JIT: So you want to be faster than an interpreter on modern CPUs

67 points by pinaraf a day ago

stmw 2 hours ago

Good read. But a word of caution - the "JIT vs interpreter" comparisons often favor the interpreter when the JIT is inplemented as more-or-less simple inlining of the interpreter code. (Here called "copy-and-patch" but a decades-only approach). I've had fairly senior engineers try to convince me that this is true even for Java VMs. It's not in general, at least not with the right kind of JIT compiler design.

hoten an hour ago

I just recently upgraded[1] a JIT that essentially compiled each bytecode separately to one that shares registers within the same basic block. Easy 40 percent improvement to runtime, as expected.
But something I hadn't expected was it also improved compilation time by 40 percent too (fewer virtual registers made for much faster register allocation).
[1] https://github.com/ZQuestClassic/ZQuestClassic/commit/68087d...
_cogg an hour ago

Yeah, I expect the real advantage of a JIT is that you can perform proper register allocation and avoid a lot of stack and/or virtual register manipulation.
I wrote a toy copy-patch JIT before and I don't remember being impressed with the performance, even compared to a naive dispatch loop, even on my ~11 year old processor.

klipklop 2 hours ago

A shame operating systems like iOS/iPadOS do not allow JIT. iPad Pro's have such fast CPU's that you cant even use fully because of decisions like this.

Pulcinella 27 minutes ago

Those operating systems allow it, but Apple does not. Agree that it is a total waste.

gr4vityWall 3 hours ago

That was a pretty interesting read.

My take is that you can get pretty far these days with a simple bytecode interpreter. Food for thought if your side project could benefit from a DSL!

imtringued an hour ago

I'm not really interested in building an interpreter, but the part about scalar out of order execution got me thinking. The opcode sequencing logic of an interpreter is inherently serial and an obvious bottleneck (step++; goto step->label; requires an add, then a fetch and then a jump, pretty ugly).

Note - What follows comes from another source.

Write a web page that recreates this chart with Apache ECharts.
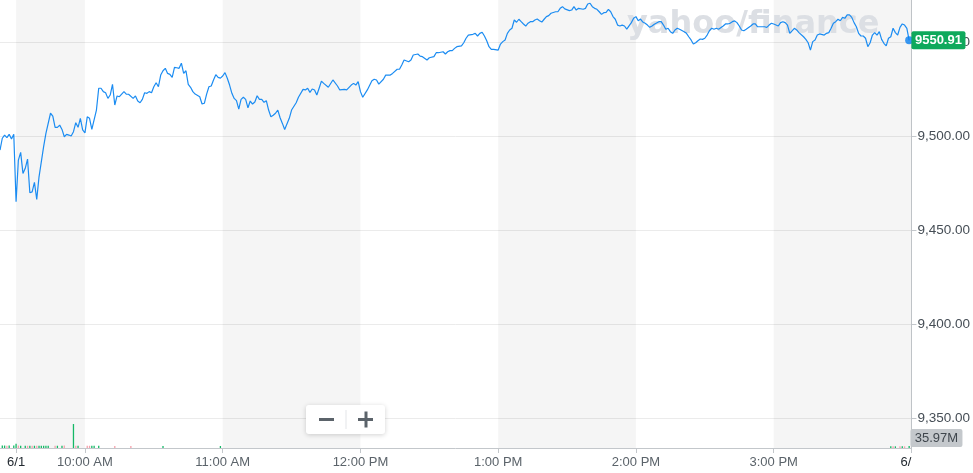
<!DOCTYPE html>
<html><head><meta charset="utf-8">
<script src="https://cdn.jsdelivr.net/npm/echarts@6/dist/echarts.min.js"></script>
<style>html,body{margin:0;padding:0;background:#fff}#c{width:973px;height:473px}</style>
</head><body><div id="c"></div>
<script>
// minutes since midnight (9:30 = 570, 16:00 = 960)
const priceMinutes = [563,564,565,566,567,568,569,570,571,572,573,574,575,576,577,578,579,580,582,583,585,586,587,588,589,590,591,592,593,594,595,596,597,598,599,600,601,602,603,605,606,607,608,609,610,611,612,613,614,615,616,617,618,619,621,622,623,624,625,626,627,628,629,630,631,632,633,634,635,636,637,638,639,640,641,642,643,644,645,646,647,648,650,651,652,653,654,655,656,657,658,659,660,661,662,663,664,665,666,667,668,669,670,671,672,673,674,675,676,677,678,679,680,681,682,683,684,685,686,687,689,690,692,693,695,696,697,698,699,700,701,702,703,704,706,708,710,711,713,714,716,717,718,719,720,721,723,725,726,727,728,730,731,733,734,736,737,738,739,741,742,743,745,746,747,749,750,752,753,754,756,757,758,759,760,761,762,764,765,766,767,769,770,771,772,773,774,775,776,777,778,780,781,782,783,784,785,786,787,788,789,790,791,792,793,794,795,796,797,798,799,800,801,802,803,805,806,807,808,809,811,812,813,814,815,817,818,819,820,821,822,823,824,825,826,827,828,829,830,831,832,833,834,835,836,838,839,840,841,842,843,844,845,846,847,848,850,851,852,853,854,855,856,857,858,859,861,862,863,864,865,866,867,868,869,870,871,872,873,874,875,876,878,879,880,881,882,883,884,885,886,887,888,890,891,892,893,894,896,897,898,899,900,902,903,904,905,906,907,908,909,910,911,913,914,915,916,917,918,919,920,922,923,924,925,926,927,928,929,930,931,932,933,934,935,936,937,938,939,940,941,942,943,944,945,946,947,948,949,950,951,952,953,954,955,956,957,958,959];
const priceValues = [9492.5,9498.8,9500.5,9499.1,9500.9,9498.4,9500.9,9465.0,9487.2,9491.3,9480.1,9482.8,9487.7,9469.8,9470.3,9475.3,9466.3,9478.3,9494.3,9501.4,9512.1,9510.6,9504.6,9504.6,9505.8,9503.5,9499.6,9500.9,9500.5,9500.0,9502.3,9507.1,9504.6,9509.4,9503.2,9501.7,9510.2,9509.4,9503.5,9513.8,9525.4,9525.4,9523.6,9523.0,9520.0,9521.8,9527.5,9516.5,9521.3,9520.9,9522.3,9523.6,9522.3,9522.2,9520.0,9521.3,9518.6,9517.7,9519.5,9523.0,9522.7,9523.6,9523.0,9526.2,9528.3,9526.2,9532.4,9534.7,9536.0,9533.3,9532.8,9531.2,9536.5,9536.3,9536.0,9538.7,9533.3,9534.7,9527.5,9525.9,9523.6,9522.3,9520.9,9517.0,9517.4,9522.3,9526.2,9526.6,9529.8,9532.6,9531.2,9530.8,9531.9,9533.7,9530.7,9527.1,9522.7,9520.0,9518.8,9514.3,9519.5,9520.6,9519.5,9515.0,9518.6,9517.0,9518.1,9521.4,9519.5,9519.5,9517.9,9518.8,9513.8,9510.2,9511.0,9512.1,9513.8,9509.7,9506.7,9503.5,9509.4,9513.8,9517.7,9520.6,9524.8,9524.5,9525.4,9523.2,9525.0,9524.5,9521.8,9525.4,9529.2,9528.0,9525.9,9529.8,9526.6,9524.5,9524.8,9524.5,9527.1,9528.0,9527.1,9528.9,9523.6,9520.6,9524.5,9529.4,9530.2,9529.8,9527.6,9530.2,9532.4,9532.4,9533.3,9535.5,9535.5,9537.8,9540.4,9539.5,9540.4,9543.1,9543.6,9542.5,9542.2,9540.4,9541.6,9542.2,9544.3,9544.3,9544.8,9543.6,9544.8,9545.4,9545.4,9546.6,9547.5,9547.9,9549.6,9552.0,9553.7,9554.1,9554.6,9553.2,9554.6,9555.2,9553.2,9550.7,9547.5,9546.1,9546.1,9545.7,9548.9,9550.2,9551.1,9554.6,9556.4,9557.3,9561.7,9560.5,9562.1,9560.8,9559.6,9558.5,9560.0,9560.8,9560.8,9561.7,9562.2,9561.3,9560.6,9562.1,9563.5,9564.0,9565.3,9566.1,9566.1,9567.9,9568.8,9567.6,9566.7,9567.0,9568.8,9567.0,9567.9,9567.4,9567.9,9570.2,9570.6,9568.8,9567.9,9567.4,9566.1,9564.7,9565.6,9565.8,9567.4,9566.1,9563.5,9562.1,9559.0,9558.5,9559.0,9558.5,9556.8,9560.3,9562.6,9563.5,9561.3,9562.2,9560.6,9560.0,9559.0,9557.8,9558.5,9559.4,9560.8,9560.8,9559.0,9556.8,9557.3,9555.5,9554.6,9556.4,9557.3,9556.8,9555.5,9554.6,9552.8,9551.1,9548.9,9549.6,9550.7,9551.6,9551.4,9552.0,9553.7,9556.0,9557.3,9556.8,9557.3,9556.8,9558.5,9559.6,9559.6,9560.0,9560.8,9561.2,9560.3,9558.5,9556.4,9556.0,9556.8,9558.5,9559.6,9559.6,9558.1,9558.1,9558.1,9557.8,9559.0,9560.0,9559.6,9558.5,9560.3,9560.8,9560.3,9559.0,9554.6,9555.9,9557.3,9556.4,9555.0,9552.8,9551.4,9549.6,9545.7,9550.2,9551.1,9553.7,9554.3,9553.7,9554.6,9555.0,9557.3,9560.0,9560.8,9562.1,9561.3,9563.1,9562.6,9564.4,9564.4,9563.1,9560.3,9558.1,9554.6,9553.2,9553.2,9552.0,9547.5,9549.6,9553.7,9555.0,9553.7,9555.5,9551.4,9549.3,9547.9,9552.0,9552.8,9557.3,9555.0,9553.7,9557.8,9559.6,9559.0,9557.3,9550.91];

const volMinutes = [564,565,566,567,569,570,571,572,574,575,576,577,578,579,580,581,582,583,584,587,588,590,591,595,596,597,601,602,603,604,606,613,620,634,659,951,952,953,955,956,957,959];
const volValues  = [0.22,0.22,0.2,0.22,0.22,0.38,0.22,0.2,0.2,0.2,0.2,0.2,0.2,0.2,0.2,0.2,0.2,0.2,0.2,0.2,0.2,0.2,0.22,2.14,0.2,0.2,0.2,0.2,0.2,0.2,0.2,0.18,0.18,0.18,0.18,0.15,0.15,0.15,0.15,0.15,0.15,0.18];
const volUp      = [1,1,0,1,1,1,0,1,1,0,1,0,1,0,1,1,1,1,1,0,1,1,0,1,0,1,0,0,1,1,1,0,0,1,1,1,0,1,0,1,0,1];

const xTickValues = [570,600,660,720,780,840,900,960];
const xTickLabels = ['6/1','10:00 AM','11:00 AM','12:00 PM','1:00 PM','2:00 PM','3:00 PM','6/'];
const yTickValues = [9350,9400,9450,9500,9550];
const bandRanges = [[570,600],[660,720],[780,840],[900,960]];
const totalVolumeLabel = '35.97M';
const watermarkText = 'yahoo/finance';

const FONT = '"Liberation Sans", Arial, Helvetica, sans-serif';
const chart = echarts.init(document.getElementById('c'), null, {renderer: 'canvas'});

const lastIdx = priceValues.length - 1;
const axisGray = '#c3c7cb';

chart.setOption({
  animation: false,
  backgroundColor: '#fff',
  grid: {left: 0, right: 61, top: 0, bottom: 25, containLabel: false},
  xAxis: {
    type: 'value', min: 563, max: 960,
    axisLine: {show: true, lineStyle: {color: axisGray, width: 1}},
    axisTick: {show: true, customValues: xTickValues, length: 5, lineStyle: {color: axisGray}},
    axisLabel: {
      customValues: xTickValues, margin: 8, fontSize: 13, color: '#5b636a', fontFamily: FONT,
      formatter: function (v) {
        const i = xTickValues.indexOf(v);
        const t = xTickLabels[i];
        if (i === 0) return '{d|' + t + '}';
        if (i === xTickValues.length - 1) return '{e|' + t + '}';
        return t;
      },
      rich: {
        d: {color: '#232a31', fontSize: 13, fontFamily: FONT},
        e: {color: '#232a31', fontSize: 13, fontFamily: FONT, padding: [0, 11, 0, 0]}
      }
    },
    splitLine: {show: false}
  },
  yAxis: [{
    type: 'value', position: 'right', min: 9334.04, max: 9572.34,
    axisLine: {show: true, lineStyle: {color: axisGray, width: 1}},
    axisTick: {show: true, customValues: yTickValues, length: 5, lineStyle: {color: axisGray}},
    axisLabel: {
      customValues: yTickValues, margin: 6, fontSize: 13.5, color: '#464e56', fontFamily: FONT,
      formatter: v => v.toLocaleString('en-US', {minimumFractionDigits: 2, maximumFractionDigits: 2})
    },
    splitLine: {show: true, lineStyle: {color: '#ebebeb', width: 1}}
  }, {
    type: 'value', min: 0, max: 40, show: false, splitLine: {show: false}
  }],
  series: [{
    type: 'line', data: [], z: 1, silent: true,
    markArea: {
      silent: true,
      itemStyle: {color: 'rgba(0,0,0,0.04)'},
      data: bandRanges.map(r => [{xAxis: r[0]}, {xAxis: r[1]}])
    }
  }, {
    type: 'bar', xAxisIndex: 0, yAxisIndex: 1, barWidth: 1.3, z: 4, silent: true,
    data: volMinutes.map((m, i) => ({
      value: [m, volValues[i]],
      itemStyle: {color: volUp[i] ? '#14b866' : '#f5a0ab', borderWidth: 0}
    }))
  }, {
    type: 'line', z: 5, showSymbol: false, silent: true,
    lineStyle: {color: '#1b8cf2', width: 1.2},
    data: priceMinutes.map((m, i) => [m, priceValues[i]])
  }, {
    type: 'scatter', z: 6, symbolSize: 8, silent: true,
    itemStyle: {color: '#0a7ff0'},
    data: [[priceMinutes[lastIdx], priceValues[lastIdx]]]
  }]
});

const pLast = chart.convertToPixel({xAxisIndex: 0, yAxisIndex: 0}, [priceMinutes[lastIdx], priceValues[lastIdx]]);
const pEnd = chart.convertToPixel({xAxisIndex: 0, yAxisIndex: 0}, [960, 9334.04]);

chart.setOption({
  graphic: [
    {
      type: 'text', z: 2, silent: true, left: 627, top: 9,
      style: {text: watermarkText, font: 'bold 32px "DejaVu Sans", sans-serif', fill: '#dcdfe4'}
    },
    {
      type: 'group', zlevel: 1, left: 306, top: 405,
      children: [
        {type: 'rect', zlevel: 1, shape: {x: 0, y: 0, width: 79, height: 29, r: 3},
         style: {fill: '#fff', shadowBlur: 5, shadowColor: 'rgba(0,0,0,0.18)', shadowOffsetY: 1}},
        {type: 'line', zlevel: 1, shape: {x1: 40, y1: 5, x2: 40, y2: 24}, style: {stroke: '#e3e5e8', lineWidth: 1}},
        {type: 'rect', zlevel: 1, shape: {x: 13, y: 13, width: 15, height: 3}, style: {fill: '#5b636a'}},
        {type: 'rect', zlevel: 1, shape: {x: 52, y: 13, width: 15, height: 3}, style: {fill: '#5b636a'}},
        {type: 'rect', zlevel: 1, shape: {x: 58.5, y: 6.5, width: 3, height: 16}, style: {fill: '#5b636a'}}
      ]
    },
    {
      type: 'group', zlevel: 1, x: pEnd[0], y: pLast[1],
      children: [
        {type: 'rect', zlevel: 1, shape: {x: 0, y: -9, width: 54, height: 18, r: 2}, style: {fill: '#0fa95c'}},
        {type: 'text', zlevel: 1, x: 27, y: 0, style: {text: priceValues[lastIdx].toFixed(2), fill: '#fff',
          font: 'bold 13px ' + FONT, align: 'center', verticalAlign: 'middle'}}
      ]
    },
    {
      type: 'group', zlevel: 1, x: pEnd[0], y: pEnd[1],
      children: [
        {type: 'rect', zlevel: 1, shape: {x: -1, y: -19, width: 52, height: 18, r: 2}, style: {fill: '#c4c8cc'}},
        {type: 'text', zlevel: 1, x: 25, y: -10, style: {text: totalVolumeLabel, fill: '#3f464d',
          font: '13px ' + FONT, align: 'center', verticalAlign: 'middle'}}
      ]
    }
  ]
});
</script>
</body></html>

Why not do the same thing the CPU does and fetch N jump addresses at once?

Now the overhead is gone and you just need to figure out how to let the CPU fetch the chain of instructions that implement the opcodes.

You simply copy the interpreter N times, store N opcode jump addresses in N registers and each interpreter copy is hardcoded to access its own register during the computed goto.